* **Task description**
Select lines where the word "this" appears.

* **Records for processing**

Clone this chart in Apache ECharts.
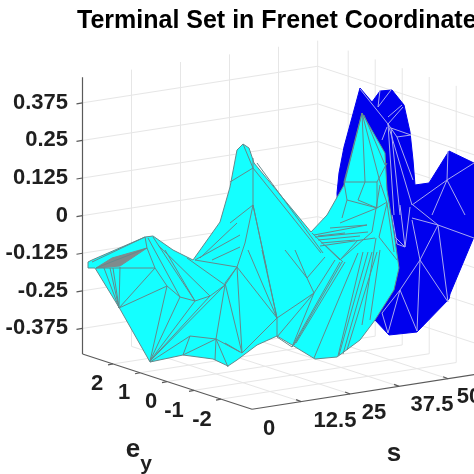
==
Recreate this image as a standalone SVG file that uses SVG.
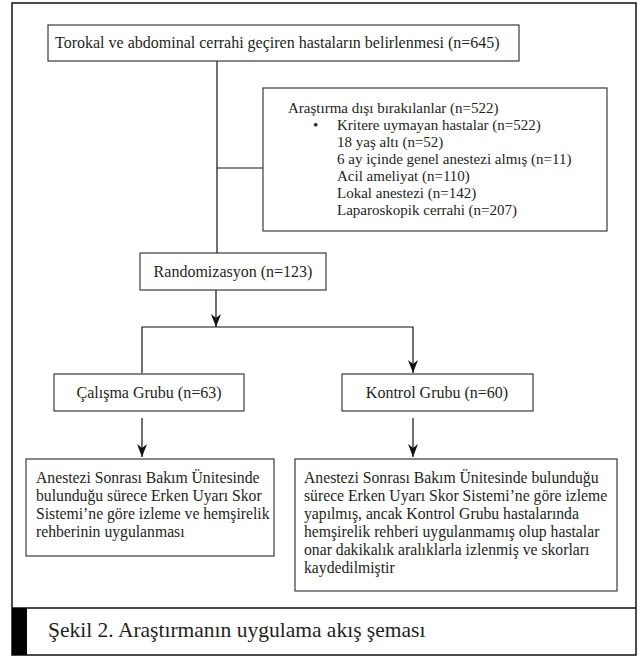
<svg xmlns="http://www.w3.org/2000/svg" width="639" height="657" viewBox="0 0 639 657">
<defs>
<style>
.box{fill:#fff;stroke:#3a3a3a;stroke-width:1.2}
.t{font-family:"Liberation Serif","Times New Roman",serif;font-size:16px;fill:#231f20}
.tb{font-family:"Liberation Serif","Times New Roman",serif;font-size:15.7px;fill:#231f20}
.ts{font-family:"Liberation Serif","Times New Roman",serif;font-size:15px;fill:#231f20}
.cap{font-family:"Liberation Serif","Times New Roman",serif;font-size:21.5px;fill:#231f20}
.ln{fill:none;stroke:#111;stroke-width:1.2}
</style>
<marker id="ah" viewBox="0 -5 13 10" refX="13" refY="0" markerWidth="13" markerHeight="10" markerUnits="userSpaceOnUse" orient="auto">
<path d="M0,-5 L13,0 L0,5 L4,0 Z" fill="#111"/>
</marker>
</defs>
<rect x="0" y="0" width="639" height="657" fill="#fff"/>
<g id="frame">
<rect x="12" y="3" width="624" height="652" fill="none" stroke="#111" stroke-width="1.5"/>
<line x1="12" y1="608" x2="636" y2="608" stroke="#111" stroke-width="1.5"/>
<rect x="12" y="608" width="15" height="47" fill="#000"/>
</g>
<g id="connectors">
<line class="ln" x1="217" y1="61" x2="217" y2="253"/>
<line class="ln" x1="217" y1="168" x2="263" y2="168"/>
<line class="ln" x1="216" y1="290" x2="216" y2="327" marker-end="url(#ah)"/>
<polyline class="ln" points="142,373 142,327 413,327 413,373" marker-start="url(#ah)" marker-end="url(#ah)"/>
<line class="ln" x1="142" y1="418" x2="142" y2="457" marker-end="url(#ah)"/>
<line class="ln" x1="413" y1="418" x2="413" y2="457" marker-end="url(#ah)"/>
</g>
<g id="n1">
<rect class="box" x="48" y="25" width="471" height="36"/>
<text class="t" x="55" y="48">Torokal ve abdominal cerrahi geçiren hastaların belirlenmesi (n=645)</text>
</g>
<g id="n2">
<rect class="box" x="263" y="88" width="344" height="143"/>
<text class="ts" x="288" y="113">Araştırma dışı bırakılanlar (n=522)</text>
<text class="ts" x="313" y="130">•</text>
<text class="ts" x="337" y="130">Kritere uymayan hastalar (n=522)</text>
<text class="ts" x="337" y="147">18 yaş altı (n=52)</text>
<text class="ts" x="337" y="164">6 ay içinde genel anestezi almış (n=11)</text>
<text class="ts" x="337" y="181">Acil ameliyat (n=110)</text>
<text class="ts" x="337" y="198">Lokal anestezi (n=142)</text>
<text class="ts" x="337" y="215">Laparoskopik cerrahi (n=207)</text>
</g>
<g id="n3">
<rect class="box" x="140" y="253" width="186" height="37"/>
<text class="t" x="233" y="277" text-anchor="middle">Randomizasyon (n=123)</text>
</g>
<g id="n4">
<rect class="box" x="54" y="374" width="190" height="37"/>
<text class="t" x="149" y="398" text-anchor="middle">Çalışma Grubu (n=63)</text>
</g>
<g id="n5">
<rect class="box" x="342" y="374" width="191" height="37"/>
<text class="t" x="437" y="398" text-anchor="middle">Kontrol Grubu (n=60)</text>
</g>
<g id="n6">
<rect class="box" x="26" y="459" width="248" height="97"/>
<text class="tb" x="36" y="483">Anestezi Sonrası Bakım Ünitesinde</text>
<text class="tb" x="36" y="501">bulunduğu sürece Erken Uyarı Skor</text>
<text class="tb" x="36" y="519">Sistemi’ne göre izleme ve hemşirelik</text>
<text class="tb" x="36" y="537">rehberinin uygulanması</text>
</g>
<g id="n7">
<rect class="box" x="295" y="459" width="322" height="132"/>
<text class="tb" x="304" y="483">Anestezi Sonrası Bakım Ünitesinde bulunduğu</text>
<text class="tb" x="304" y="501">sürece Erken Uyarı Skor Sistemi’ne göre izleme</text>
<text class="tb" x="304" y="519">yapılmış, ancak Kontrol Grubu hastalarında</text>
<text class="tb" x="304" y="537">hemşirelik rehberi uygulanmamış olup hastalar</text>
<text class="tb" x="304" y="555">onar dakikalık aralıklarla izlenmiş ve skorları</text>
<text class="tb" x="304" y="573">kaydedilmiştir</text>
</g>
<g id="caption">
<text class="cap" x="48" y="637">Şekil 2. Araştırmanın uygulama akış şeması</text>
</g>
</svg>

* **Expected answer**
Clone this chart in Apache ECharts.
Recreate this image as a standalone SVG file that uses SVG.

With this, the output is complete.